Nor is Saddam the only leader who would redraw the map of the world by force — to rectify border disputes, reclaim “unredeemed” territory, seize a neighbor’s natural resources. What lesson would these others draw from a failure to stop Saddam? Go ahead. The U.S. certainly will not stop you. Oh, it may shout and scream and bluster. But if it did not use force when a vital economic interest was threatened, when it had a clear moral justification and the support of a worldwide coalition, when would it? Letting Iraq’s aggression stand is a recipe for a world of endless aggressions, of local and not-so- local wars, some possibly nuclear (India vs. Pakistan for a fourth round? Israel against the Arabs yet again?), and of bloody chaos from which the U.S. could not forever stand aloof.

But, says the antiwar faction, Saddam can be turned back without war, by persistence in the embargo. If only that were true! All too probably, those who make this argument are deluding themselves. Far more likely, if Iraq is still occupying Kuwait next Aug. 2, a year after the invasion, much of the world will conclude that Saddam has won. The embargo will begin leaking badly; nation after nation will start casting around for a diplomatic solution; Washington itself will be under growing pressure to bring G.I.s home from Saudi Arabia where they will have been “sitting around in the sand for a year accomplishing nothing.” A formula will be found to let Iraq keep part of Kuwait. Curtains for any hope of a world in which aggression does not pay.

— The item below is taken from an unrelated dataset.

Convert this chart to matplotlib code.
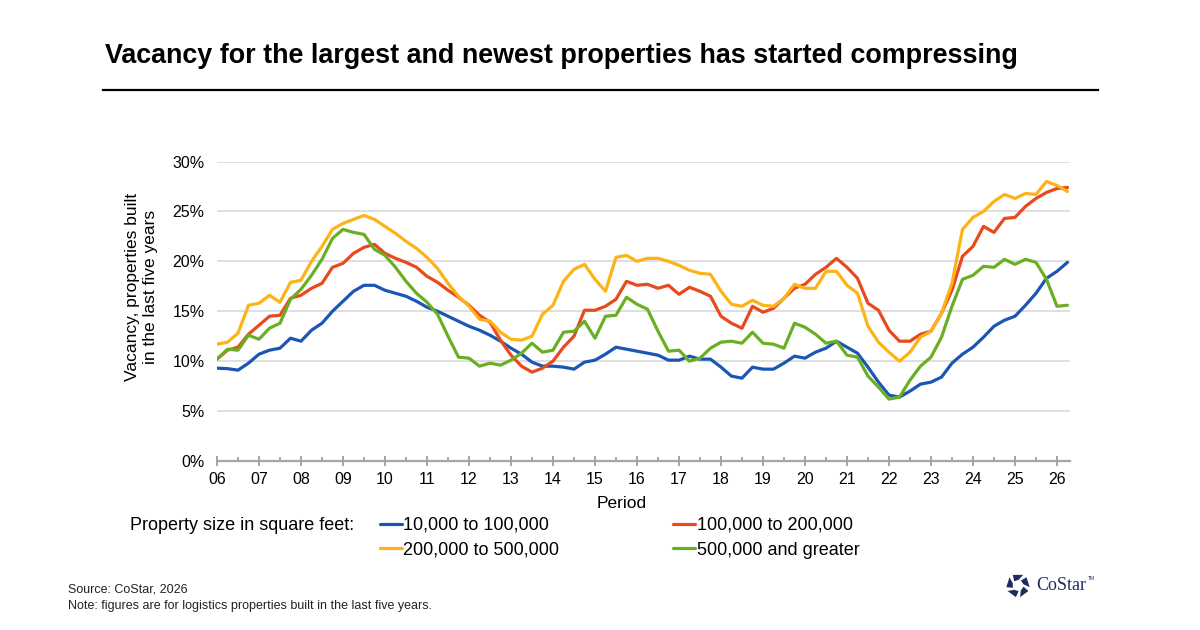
import matplotlib
matplotlib.use("Agg")
import matplotlib.pyplot as plt
from matplotlib.lines import Line2D
from matplotlib.patches import Polygon
import numpy as np
import pandas as pd

plt.rcParams['font.family'] = ['Liberation Sans', 'DejaVu Sans']

# ---------------- data (quarterly, 2006Q1 - 2026Q2) ----------------
start_period = "2006Q1"
end_period = "2026Q2"

size_10k_100k = [
    9.3, 9.25, 9.1, 9.8,
    10.7, 11.1, 11.3, 12.3,
    12.0, 13.1, 13.8, 15.0,
    16.0, 17.0, 17.6, 17.6,
    17.1, 16.8, 16.5, 16.0,
    15.4, 15.0, 14.5, 14.0,
    13.5, 13.1, 12.6, 12.0,
    11.3, 10.7, 9.9, 9.5,
    9.5, 9.4, 9.2, 9.9,
    10.1, 10.7, 11.4, 11.2,
    11.0, 10.8, 10.6, 10.1,
    10.1, 10.5, 10.2, 10.2,
    9.4, 8.5, 8.3, 9.4,
    9.2, 9.2, 9.8, 10.5,
    10.3, 10.9, 11.3, 12.0,
    11.4, 10.8, 9.4, 7.9,
    6.6, 6.4, 7.0, 7.7,
    7.9, 8.4, 9.8, 10.7,
    11.4, 12.4, 13.5, 14.1,
    14.5, 15.6, 16.8, 18.3,
    19.0, 19.9,
]

size_100k_200k = [
    10.2, 11.1, 11.4, 12.7,
    13.6, 14.5, 14.6, 16.3,
    16.6, 17.3, 17.8, 19.4,
    19.8, 20.8, 21.4, 21.7,
    20.8, 20.3, 19.9, 19.4,
    18.5, 17.9, 17.1, 16.4,
    15.6, 14.6, 13.9, 12.1,
    10.6, 9.5, 8.9, 9.3,
    10.0, 11.4, 12.5, 15.1,
    15.1, 15.5, 16.2, 18.0,
    17.6, 17.7, 17.3, 17.6,
    16.7, 17.4, 17.0, 16.5,
    14.5, 13.8, 13.3, 15.5,
    14.9, 15.3, 16.3, 17.3,
    17.7, 18.7, 19.4, 20.3,
    19.4, 18.3, 15.8, 15.1,
    13.1, 12.0, 12.0, 12.7,
    13.0, 14.8, 17.1, 20.5,
    21.5, 23.5, 22.9, 24.3,
    24.4, 25.5, 26.3, 26.9,
    27.3, 27.4,
]

size_200k_500k = [
    11.7, 11.9, 12.8, 15.6,
    15.8, 16.6, 15.9, 17.9,
    18.1, 20.0, 21.5, 23.2,
    23.8, 24.2, 24.6, 24.2,
    23.5, 22.8, 22.0, 21.3,
    20.4, 19.3, 17.8, 16.5,
    15.5, 14.2, 14.0, 12.9,
    12.2, 12.1, 12.5, 14.7,
    15.6, 18.0, 19.2, 19.7,
    18.2, 17.0, 20.4, 20.6,
    20.0, 20.3, 20.3, 20.0,
    19.6, 19.1, 18.8, 18.7,
    17.0, 15.7, 15.5, 16.1,
    15.6, 15.5, 16.3, 17.7,
    17.3, 17.3, 19.0, 19.0,
    17.6, 16.8, 13.5, 11.9,
    10.9, 10.0, 10.9, 12.4,
    13.0, 14.8, 17.8, 23.2,
    24.4, 25.0, 26.0, 26.7,
    26.3, 26.8, 26.7, 28.0,
    27.6, 27.0,
]

size_500k_plus = [
    10.2, 11.2, 11.1, 12.6,
    12.2, 13.3, 13.8, 16.2,
    17.2, 18.6, 20.2, 22.3,
    23.2, 22.9, 22.7, 21.2,
    20.6, 19.4, 18.0, 16.8,
    15.9, 14.7, 12.5, 10.4,
    10.3, 9.5, 9.8, 9.6,
    10.1, 10.8, 11.8, 10.9,
    11.1, 12.9, 13.0, 14.0,
    12.3, 14.5, 14.6, 16.4,
    15.7, 15.2, 13.0, 11.0,
    11.1, 10.0, 10.3, 11.3,
    11.9, 12.0, 11.8, 12.9,
    11.8, 11.7, 11.3, 13.8,
    13.4, 12.7, 11.8, 12.0,
    10.6, 10.4, 8.5, 7.4,
    6.2, 6.4, 8.1, 9.5,
    10.4, 12.4, 15.5, 18.2,
    18.6, 19.5, 19.4, 20.2,
    19.7, 20.2, 19.9, 18.2,
    15.5, 15.6,
]

series_labels = ["10,000 to 100,000", "100,000 to 200,000",
                 "200,000 to 500,000", "500,000 and greater"]
series_colors = ["#1C55B3", "#E8491D", "#FDB316", "#6AAF23"]

year_ticks = list(range(2006, 2027))
year_tick_labels = [f"{y % 100:02d}" for y in year_ticks]
y_ticks = [0, 5, 10, 15, 20, 25, 30]
y_tick_labels = [f"{v}%" for v in y_ticks]

title = "Vacancy for the largest and newest properties has started compressing"
y_label = "Vacancy, properties built\nin the last five years"
x_label = "Period"
legend_title = "Property size in square feet:"
source_text = "Source: CoStar, 2026"
note_text = "Note: figures are for logistics properties built in the last five years."

# ---------------- figure ----------------
W, H = 1200, 630
fig = plt.figure(figsize=(W / 100, H / 100), dpi=100)
fig.patch.set_facecolor("white")

def fx(px):
    return px / W

def fy(py):
    return 1 - py / H

ax_left, ax_right, ax_top, ax_bottom = 217, 1070, 161.5, 461
ax = fig.add_axes([fx(ax_left), fy(ax_bottom), fx(ax_right - ax_left),
                   (ax_bottom - ax_top) / H])

periods = pd.period_range(start_period, end_period, freq="Q")
x = periods.year + (periods.quarter - 1) / 4.0

series = [size_10k_100k, size_100k_200k, size_200k_500k, size_500k_plus]
handles = []
for vals, lab, col in zip(series, series_labels, series_colors):
    h, = ax.plot(x, vals, color=col, lw=2.3, label=lab,
                 solid_joinstyle="round", solid_capstyle="round", zorder=3)
    handles.append(h)

ax.set_xlim(2006, 2026.31)
ax.set_ylim(0, 30)
ax.set_xticks(year_ticks)
ax.set_xticklabels(year_tick_labels)
ax.set_xticks([y + 0.5 for y in year_ticks[:-1]], minor=True)
ax.set_yticks(y_ticks)
ax.set_yticklabels(y_tick_labels)

for s in ["top", "right", "left"]:
    ax.spines[s].set_visible(False)
ax.spines["bottom"].set_color("#A6A6A6")
ax.spines["bottom"].set_linewidth(1.6)
ax.spines["bottom"].set_zorder(4)

ax.tick_params(axis="x", which="major", direction="inout", length=6.5,
               width=1.4, color="#A6A6A6", labelsize=11.5, pad=5,
               labelcolor="#000000")
ax.tick_params(axis="x", which="minor", direction="in", length=2.8,
               width=1.4, color="#A6A6A6")
ax.tick_params(axis="y", which="major", length=0, pad=9, labelsize=11.5,
               labelcolor="#000000")

ax.yaxis.grid(True, color="#D9D9D9", lw=1.2, zorder=0)
ax.set_axisbelow(True)

# axis labels
fig.text(fx(142), fy(287), y_label, rotation=90, ha="center", va="center",
         fontsize=12.5, multialignment="center", linespacing=1.25)
fig.text(fx(622), fy(503), x_label, ha="center", va="center", fontsize=12.5)

# title + rule
fig.text(fx(105), fy(63), title, ha="left", va="baseline", fontsize=19.4,
         fontweight="bold")
fig.add_artist(Line2D([fx(103), fx(1098)], [fy(90), fy(90)], color="black",
                      lw=1.6))

# legend
fig.text(fx(130), fy(525), legend_title, ha="left", va="center", fontsize=13)
order = [0, 2, 1, 3]
leg = fig.legend([handles[i] for i in order], [series_labels[i] for i in order],
                 ncol=2, loc="upper left",
                 bbox_to_anchor=(fx(380), fy(517)), bbox_transform=fig.transFigure,
                 frameon=False, fontsize=13, handlelength=1.22,
                 handletextpad=0.08, columnspacing=6.3, labelspacing=0.42,
                 borderpad=0, borderaxespad=0)
for lh in leg.get_lines():
    lh.set_linewidth(2.3)

# footer
foot_family = ["Liberation Sans Narrow", "Liberation Sans", "DejaVu Sans"]
fig.text(fx(68), fy(589), source_text, ha="left", va="center", fontsize=9,
         family=foot_family, color="#222222")
fig.text(fx(68), fy(606), note_text, ha="left", va="center", fontsize=9,
         family=foot_family, color="#222222")

# logo
navy = "#1E2D5E"
lax = fig.add_axes([fx(1005), fy(598.5), fx(26), 26 / H])
lax.set_xlim(-1.1, 1.1)
lax.set_ylim(-1.1, 1.1)
lax.set_aspect("equal")
lax.axis("off")
for k in range(5):
    th = np.deg2rad(90 + 72 * k)
    pts = []
    for r, dth in [(1.0, -26), (1.0, 26), (0.48, 42), (0.48, -6)]:
        a = th + np.deg2rad(dth)
        pts.append((r * np.cos(a), r * np.sin(a)))
    lax.add_patch(Polygon(pts, closed=True, color=navy, lw=0))
fig.text(fx(1036), fy(585), "CoStar", ha="left", va="center", fontsize=13,
         family=["Liberation Serif", "DejaVu Serif"], color=navy)
fig.text(fx(1088), fy(579), "TM", ha="left", va="center", fontsize=3.5,
         color=navy)

fig.savefig("out.png", dpi=100, facecolor="white")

Maybe, just maybe, Saddam can be scared out of Kuwait by the threat of a war that would destroy his military machine and/or his life. But that would require something like an ultimatum, backed by a genuine readiness to fight, and Saddam might not believe it even then. So the U.S. has to prepare for war. Anyone with a shred of human feeling can say that only with a suppressed scream of fear and pain. The U.S. confronts a bitter, tragic, even ghastly necessity. But, this time, it is a necessity that there is no honorable way to avoid.